Problem details
Select the lines that hold the word "Clone" and copy each one.

◆ ◆ ◆ ◆ ◆ ◆ ◆

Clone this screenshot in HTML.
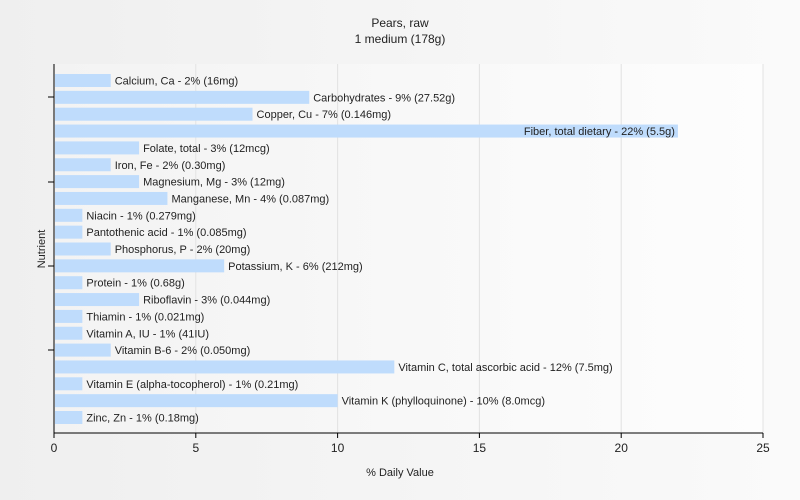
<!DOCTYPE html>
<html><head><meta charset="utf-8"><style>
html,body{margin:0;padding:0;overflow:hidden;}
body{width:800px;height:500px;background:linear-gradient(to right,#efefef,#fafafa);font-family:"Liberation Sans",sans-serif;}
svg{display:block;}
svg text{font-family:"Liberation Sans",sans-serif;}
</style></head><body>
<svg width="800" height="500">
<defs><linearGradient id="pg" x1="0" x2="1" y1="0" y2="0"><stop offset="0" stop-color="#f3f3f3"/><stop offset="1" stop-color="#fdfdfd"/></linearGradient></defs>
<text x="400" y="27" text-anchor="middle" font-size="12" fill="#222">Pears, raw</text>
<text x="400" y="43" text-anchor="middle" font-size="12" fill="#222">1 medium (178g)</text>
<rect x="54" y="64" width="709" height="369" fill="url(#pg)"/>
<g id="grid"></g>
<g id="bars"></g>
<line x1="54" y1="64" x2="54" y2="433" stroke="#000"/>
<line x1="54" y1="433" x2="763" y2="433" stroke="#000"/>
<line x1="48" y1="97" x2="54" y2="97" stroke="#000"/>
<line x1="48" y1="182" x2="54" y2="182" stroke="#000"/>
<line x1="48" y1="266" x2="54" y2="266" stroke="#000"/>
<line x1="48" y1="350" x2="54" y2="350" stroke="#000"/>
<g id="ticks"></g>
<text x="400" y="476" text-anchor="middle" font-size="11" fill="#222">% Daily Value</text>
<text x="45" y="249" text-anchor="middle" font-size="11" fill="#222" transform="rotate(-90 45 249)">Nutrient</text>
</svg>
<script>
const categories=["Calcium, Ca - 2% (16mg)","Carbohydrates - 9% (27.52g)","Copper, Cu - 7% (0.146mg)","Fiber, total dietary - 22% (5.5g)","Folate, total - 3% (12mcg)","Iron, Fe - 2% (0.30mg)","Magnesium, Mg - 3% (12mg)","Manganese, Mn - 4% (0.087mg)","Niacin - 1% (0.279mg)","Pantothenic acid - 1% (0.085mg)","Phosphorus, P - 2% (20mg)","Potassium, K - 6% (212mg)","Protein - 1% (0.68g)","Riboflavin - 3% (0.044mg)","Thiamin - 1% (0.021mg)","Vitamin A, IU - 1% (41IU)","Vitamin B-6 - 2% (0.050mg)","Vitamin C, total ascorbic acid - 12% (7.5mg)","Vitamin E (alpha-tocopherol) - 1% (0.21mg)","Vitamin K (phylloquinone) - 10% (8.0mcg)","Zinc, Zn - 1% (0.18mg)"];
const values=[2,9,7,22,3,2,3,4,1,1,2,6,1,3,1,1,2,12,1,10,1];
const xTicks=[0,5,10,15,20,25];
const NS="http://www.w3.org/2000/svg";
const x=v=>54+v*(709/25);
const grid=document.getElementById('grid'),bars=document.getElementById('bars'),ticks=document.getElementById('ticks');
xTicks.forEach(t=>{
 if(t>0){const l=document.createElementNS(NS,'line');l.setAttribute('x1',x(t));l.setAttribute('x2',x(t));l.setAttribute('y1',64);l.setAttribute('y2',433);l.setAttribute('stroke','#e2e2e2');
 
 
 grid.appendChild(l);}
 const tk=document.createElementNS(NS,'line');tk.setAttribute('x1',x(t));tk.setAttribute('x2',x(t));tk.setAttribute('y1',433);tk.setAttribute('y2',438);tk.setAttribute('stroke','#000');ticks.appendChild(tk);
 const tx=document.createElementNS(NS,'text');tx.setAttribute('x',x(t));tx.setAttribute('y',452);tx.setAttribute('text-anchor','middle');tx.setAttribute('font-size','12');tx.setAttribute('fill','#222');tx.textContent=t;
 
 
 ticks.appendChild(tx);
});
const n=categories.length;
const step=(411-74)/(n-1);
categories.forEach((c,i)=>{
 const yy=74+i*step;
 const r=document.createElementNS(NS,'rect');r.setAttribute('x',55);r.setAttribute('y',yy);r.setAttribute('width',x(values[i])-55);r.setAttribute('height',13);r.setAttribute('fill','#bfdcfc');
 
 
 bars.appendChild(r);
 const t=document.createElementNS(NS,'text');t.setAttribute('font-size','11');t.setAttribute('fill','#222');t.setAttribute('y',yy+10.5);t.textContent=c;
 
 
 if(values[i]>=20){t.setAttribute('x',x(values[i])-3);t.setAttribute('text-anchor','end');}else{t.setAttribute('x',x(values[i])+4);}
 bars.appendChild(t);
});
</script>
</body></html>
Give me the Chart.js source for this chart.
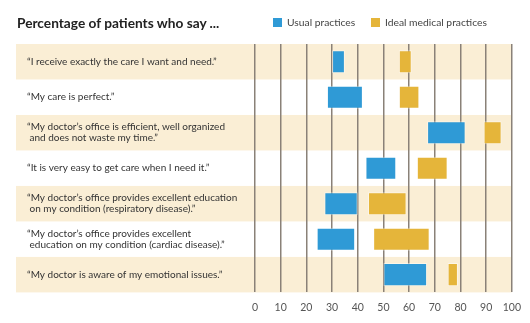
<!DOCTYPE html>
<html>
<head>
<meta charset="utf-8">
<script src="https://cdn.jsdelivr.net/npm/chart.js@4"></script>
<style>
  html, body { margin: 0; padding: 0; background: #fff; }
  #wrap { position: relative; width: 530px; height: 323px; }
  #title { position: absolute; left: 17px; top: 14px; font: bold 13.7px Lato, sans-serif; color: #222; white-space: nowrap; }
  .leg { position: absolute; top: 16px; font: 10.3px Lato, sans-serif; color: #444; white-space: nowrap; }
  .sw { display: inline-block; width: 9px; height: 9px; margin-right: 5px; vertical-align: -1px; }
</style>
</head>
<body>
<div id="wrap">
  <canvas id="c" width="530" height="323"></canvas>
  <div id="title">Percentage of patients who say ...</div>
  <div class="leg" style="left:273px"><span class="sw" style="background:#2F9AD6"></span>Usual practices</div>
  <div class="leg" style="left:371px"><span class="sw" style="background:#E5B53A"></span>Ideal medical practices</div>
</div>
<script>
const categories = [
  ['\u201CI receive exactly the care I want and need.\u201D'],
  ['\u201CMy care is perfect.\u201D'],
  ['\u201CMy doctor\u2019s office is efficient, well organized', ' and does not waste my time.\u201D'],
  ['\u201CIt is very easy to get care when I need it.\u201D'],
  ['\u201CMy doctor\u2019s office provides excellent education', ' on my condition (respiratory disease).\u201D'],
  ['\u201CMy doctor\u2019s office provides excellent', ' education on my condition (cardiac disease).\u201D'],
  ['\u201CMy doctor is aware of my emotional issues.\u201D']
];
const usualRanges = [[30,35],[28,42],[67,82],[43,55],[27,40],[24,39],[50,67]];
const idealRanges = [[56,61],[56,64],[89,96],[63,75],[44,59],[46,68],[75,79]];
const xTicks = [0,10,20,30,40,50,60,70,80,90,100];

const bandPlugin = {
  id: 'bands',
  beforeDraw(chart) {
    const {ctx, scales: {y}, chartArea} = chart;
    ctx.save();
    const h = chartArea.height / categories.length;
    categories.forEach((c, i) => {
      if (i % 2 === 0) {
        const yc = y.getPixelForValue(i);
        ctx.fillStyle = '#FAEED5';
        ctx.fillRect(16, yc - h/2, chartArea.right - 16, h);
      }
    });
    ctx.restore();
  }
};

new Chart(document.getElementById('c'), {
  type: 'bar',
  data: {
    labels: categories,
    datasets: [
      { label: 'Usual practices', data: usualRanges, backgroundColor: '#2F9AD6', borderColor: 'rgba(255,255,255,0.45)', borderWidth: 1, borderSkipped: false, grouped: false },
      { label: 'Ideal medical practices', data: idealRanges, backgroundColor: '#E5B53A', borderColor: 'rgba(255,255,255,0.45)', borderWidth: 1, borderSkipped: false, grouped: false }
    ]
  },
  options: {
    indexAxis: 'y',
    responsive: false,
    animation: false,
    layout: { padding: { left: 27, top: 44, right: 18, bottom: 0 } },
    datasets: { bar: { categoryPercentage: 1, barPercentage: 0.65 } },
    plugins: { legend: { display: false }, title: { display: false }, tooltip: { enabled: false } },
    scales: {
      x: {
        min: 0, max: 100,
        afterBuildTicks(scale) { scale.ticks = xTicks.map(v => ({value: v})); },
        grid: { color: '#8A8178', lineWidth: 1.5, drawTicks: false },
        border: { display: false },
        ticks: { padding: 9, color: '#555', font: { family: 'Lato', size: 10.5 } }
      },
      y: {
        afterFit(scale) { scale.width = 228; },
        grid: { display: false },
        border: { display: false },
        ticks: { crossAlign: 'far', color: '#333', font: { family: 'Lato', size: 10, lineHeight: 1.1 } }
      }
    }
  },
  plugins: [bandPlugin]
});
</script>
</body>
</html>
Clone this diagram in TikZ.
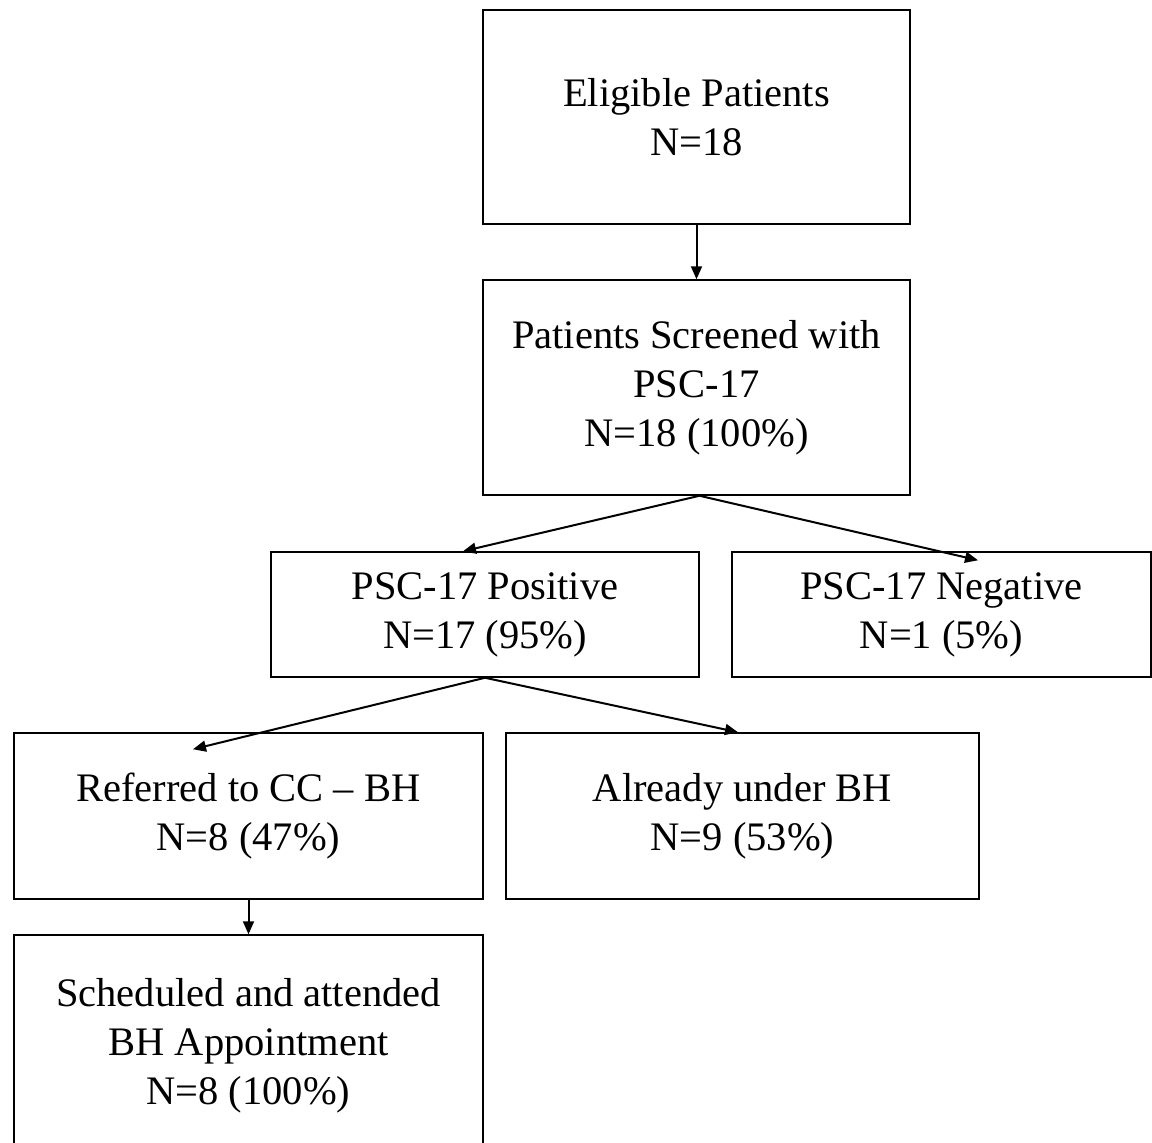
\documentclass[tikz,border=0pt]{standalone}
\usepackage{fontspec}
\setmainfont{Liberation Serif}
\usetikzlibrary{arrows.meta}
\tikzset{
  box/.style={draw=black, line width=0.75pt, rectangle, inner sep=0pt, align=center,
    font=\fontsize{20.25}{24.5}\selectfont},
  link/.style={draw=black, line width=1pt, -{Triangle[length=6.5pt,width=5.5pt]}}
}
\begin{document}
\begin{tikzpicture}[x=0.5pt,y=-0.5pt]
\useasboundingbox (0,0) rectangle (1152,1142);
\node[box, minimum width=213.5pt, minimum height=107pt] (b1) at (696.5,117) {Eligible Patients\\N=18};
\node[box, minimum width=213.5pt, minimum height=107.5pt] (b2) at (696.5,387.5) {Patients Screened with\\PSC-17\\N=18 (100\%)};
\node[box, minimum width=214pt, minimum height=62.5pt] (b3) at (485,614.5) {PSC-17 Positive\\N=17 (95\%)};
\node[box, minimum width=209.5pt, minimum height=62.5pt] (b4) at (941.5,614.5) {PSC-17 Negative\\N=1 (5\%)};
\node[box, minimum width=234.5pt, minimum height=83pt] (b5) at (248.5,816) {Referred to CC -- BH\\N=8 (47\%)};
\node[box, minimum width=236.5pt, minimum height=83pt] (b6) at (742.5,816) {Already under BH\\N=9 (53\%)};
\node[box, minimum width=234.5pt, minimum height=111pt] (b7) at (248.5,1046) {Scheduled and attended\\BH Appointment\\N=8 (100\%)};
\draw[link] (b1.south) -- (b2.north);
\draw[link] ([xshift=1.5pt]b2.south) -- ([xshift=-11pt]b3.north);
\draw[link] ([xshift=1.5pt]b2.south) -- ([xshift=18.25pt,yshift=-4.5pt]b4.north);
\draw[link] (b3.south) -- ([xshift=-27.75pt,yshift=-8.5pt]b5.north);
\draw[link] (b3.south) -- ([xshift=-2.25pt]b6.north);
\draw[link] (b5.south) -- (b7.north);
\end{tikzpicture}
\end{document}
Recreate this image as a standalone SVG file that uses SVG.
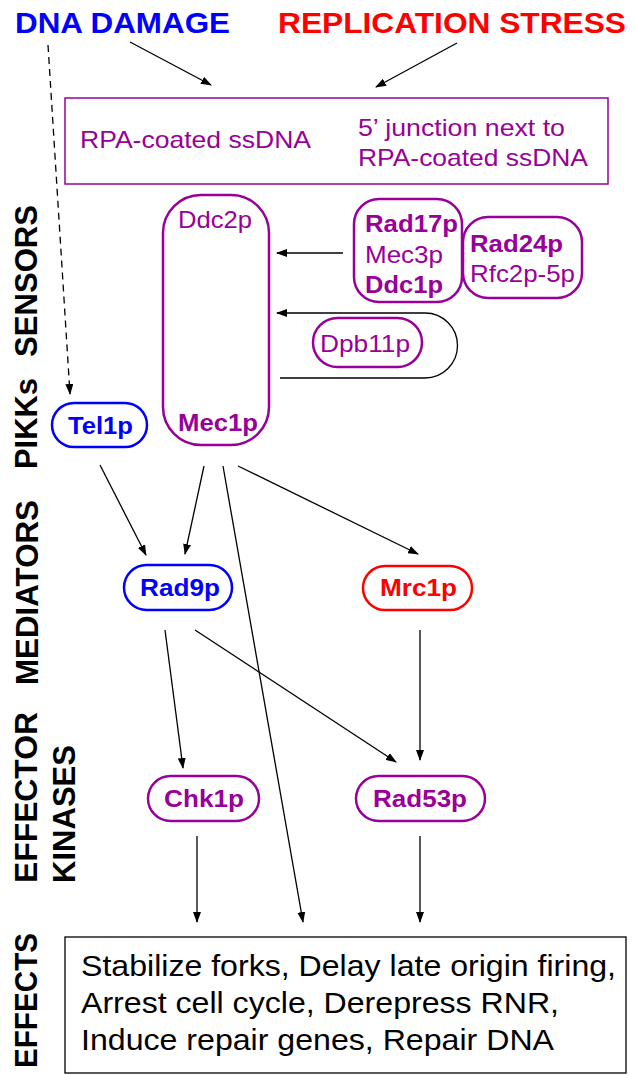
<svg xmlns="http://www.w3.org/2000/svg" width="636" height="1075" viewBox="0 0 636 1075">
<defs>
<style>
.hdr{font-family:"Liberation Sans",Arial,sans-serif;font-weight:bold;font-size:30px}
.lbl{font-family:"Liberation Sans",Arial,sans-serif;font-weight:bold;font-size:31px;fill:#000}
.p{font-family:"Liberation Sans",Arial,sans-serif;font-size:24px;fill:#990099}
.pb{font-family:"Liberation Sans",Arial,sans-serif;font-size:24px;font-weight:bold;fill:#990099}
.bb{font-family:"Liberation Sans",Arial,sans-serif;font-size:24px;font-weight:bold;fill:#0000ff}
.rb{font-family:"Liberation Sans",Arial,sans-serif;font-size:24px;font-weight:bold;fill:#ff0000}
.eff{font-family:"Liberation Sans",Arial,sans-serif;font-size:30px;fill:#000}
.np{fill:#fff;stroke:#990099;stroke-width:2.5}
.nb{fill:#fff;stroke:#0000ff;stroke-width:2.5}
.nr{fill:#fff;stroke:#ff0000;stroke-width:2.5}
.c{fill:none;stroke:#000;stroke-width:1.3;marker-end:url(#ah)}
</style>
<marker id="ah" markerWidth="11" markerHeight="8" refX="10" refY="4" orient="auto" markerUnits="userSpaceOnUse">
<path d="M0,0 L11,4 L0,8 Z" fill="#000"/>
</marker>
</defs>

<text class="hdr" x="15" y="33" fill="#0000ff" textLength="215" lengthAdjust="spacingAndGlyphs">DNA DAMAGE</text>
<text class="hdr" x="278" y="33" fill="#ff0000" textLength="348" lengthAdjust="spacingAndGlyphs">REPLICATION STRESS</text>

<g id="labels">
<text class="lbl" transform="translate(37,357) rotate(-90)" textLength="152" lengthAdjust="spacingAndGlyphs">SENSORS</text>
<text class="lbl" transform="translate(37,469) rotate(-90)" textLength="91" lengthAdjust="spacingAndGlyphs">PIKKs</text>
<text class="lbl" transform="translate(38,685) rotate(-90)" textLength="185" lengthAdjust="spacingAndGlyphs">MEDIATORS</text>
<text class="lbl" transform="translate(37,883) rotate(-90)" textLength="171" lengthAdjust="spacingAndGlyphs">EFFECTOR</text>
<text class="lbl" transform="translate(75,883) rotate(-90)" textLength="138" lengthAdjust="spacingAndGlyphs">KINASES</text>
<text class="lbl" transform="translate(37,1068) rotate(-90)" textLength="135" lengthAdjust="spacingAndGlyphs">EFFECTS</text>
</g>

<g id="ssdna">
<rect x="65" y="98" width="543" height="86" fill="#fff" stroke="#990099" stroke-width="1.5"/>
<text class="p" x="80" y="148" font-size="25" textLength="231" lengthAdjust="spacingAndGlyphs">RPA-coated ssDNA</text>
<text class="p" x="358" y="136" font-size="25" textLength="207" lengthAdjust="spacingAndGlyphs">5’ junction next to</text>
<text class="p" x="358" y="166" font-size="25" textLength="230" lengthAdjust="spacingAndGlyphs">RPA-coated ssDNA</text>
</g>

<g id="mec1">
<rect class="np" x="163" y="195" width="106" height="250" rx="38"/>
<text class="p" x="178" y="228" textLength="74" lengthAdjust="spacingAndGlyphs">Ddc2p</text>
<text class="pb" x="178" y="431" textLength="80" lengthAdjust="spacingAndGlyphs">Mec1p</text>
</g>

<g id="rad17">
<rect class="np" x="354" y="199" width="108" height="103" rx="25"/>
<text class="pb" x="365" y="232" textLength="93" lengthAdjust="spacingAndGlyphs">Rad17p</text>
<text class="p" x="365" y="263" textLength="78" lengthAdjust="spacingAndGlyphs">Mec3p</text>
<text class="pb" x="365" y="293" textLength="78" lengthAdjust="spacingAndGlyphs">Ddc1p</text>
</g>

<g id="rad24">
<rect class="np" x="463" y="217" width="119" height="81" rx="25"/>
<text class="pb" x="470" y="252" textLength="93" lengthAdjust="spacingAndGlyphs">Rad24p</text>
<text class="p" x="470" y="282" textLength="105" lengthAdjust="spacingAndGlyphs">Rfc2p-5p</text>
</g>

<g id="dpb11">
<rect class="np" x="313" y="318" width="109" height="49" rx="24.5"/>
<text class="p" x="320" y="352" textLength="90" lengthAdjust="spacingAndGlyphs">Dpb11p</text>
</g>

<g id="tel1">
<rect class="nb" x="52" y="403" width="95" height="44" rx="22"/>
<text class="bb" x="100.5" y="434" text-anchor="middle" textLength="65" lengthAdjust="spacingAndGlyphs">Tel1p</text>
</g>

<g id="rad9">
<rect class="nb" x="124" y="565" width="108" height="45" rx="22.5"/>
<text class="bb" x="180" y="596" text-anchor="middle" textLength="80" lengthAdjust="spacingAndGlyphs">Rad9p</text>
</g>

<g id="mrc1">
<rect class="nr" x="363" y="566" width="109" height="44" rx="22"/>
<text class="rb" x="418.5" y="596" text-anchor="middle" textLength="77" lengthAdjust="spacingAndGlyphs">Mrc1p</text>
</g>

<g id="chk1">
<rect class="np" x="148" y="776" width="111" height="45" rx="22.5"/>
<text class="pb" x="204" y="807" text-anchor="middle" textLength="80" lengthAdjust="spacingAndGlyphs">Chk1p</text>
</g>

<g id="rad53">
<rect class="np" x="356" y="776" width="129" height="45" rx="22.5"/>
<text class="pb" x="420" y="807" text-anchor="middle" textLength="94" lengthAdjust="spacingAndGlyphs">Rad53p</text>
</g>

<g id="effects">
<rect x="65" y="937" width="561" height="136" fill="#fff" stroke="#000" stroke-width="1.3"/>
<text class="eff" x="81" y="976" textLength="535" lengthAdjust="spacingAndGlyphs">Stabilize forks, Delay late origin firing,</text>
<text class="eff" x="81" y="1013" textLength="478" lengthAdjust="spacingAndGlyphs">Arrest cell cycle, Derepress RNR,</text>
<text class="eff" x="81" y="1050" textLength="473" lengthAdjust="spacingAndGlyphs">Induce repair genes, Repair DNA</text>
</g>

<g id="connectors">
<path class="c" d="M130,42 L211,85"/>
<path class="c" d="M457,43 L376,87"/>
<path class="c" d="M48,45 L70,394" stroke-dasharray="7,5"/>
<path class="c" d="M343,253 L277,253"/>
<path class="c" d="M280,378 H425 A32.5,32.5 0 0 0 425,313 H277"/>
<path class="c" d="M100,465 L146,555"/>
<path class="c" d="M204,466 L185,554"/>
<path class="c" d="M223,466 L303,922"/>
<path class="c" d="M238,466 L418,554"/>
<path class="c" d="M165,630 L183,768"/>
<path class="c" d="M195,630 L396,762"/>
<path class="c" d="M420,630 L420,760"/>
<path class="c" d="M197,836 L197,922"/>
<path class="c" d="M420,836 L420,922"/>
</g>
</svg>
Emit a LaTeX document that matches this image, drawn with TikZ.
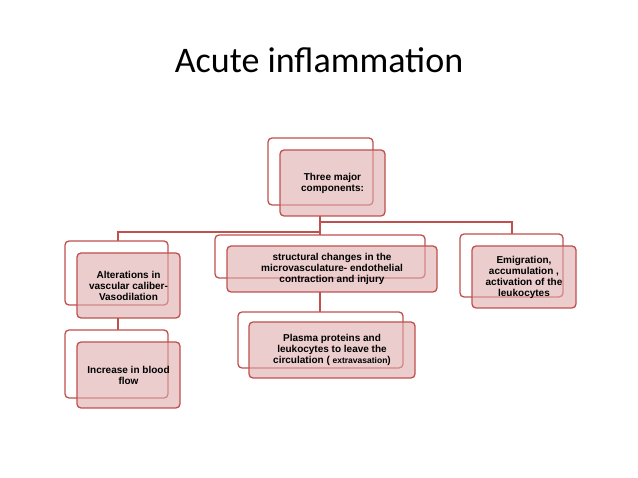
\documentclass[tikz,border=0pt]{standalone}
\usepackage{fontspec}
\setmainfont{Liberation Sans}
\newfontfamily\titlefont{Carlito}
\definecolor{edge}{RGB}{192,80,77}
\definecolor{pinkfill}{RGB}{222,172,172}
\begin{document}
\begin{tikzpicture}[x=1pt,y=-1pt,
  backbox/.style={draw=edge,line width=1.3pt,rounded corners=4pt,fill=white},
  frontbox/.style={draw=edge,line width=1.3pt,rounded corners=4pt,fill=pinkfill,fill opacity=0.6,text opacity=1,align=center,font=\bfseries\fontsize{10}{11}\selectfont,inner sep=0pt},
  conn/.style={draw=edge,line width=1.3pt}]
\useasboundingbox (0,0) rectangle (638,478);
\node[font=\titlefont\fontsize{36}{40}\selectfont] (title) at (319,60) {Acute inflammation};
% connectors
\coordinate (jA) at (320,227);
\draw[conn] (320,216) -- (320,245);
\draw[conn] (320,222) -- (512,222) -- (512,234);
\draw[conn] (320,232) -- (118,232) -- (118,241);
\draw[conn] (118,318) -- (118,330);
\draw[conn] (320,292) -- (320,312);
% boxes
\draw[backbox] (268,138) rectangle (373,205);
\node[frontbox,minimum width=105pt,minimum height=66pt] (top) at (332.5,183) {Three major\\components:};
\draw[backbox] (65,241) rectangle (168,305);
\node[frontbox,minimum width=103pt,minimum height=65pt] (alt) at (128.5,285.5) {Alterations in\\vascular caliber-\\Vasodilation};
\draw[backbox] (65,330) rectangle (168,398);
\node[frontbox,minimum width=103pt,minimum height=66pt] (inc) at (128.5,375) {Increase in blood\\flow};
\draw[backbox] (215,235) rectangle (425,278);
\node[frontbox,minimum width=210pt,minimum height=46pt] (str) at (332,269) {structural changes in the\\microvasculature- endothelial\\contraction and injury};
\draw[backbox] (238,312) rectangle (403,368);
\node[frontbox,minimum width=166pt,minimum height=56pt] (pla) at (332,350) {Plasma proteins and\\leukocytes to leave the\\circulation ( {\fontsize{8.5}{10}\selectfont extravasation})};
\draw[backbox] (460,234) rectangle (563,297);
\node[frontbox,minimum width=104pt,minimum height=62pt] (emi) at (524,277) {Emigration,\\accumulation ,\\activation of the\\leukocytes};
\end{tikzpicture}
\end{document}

◆ ◆ ◆ ◆ ◆ ◆ ◆

Full output
Clone this screenshot in HTML.
Clone this diagram in TikZ.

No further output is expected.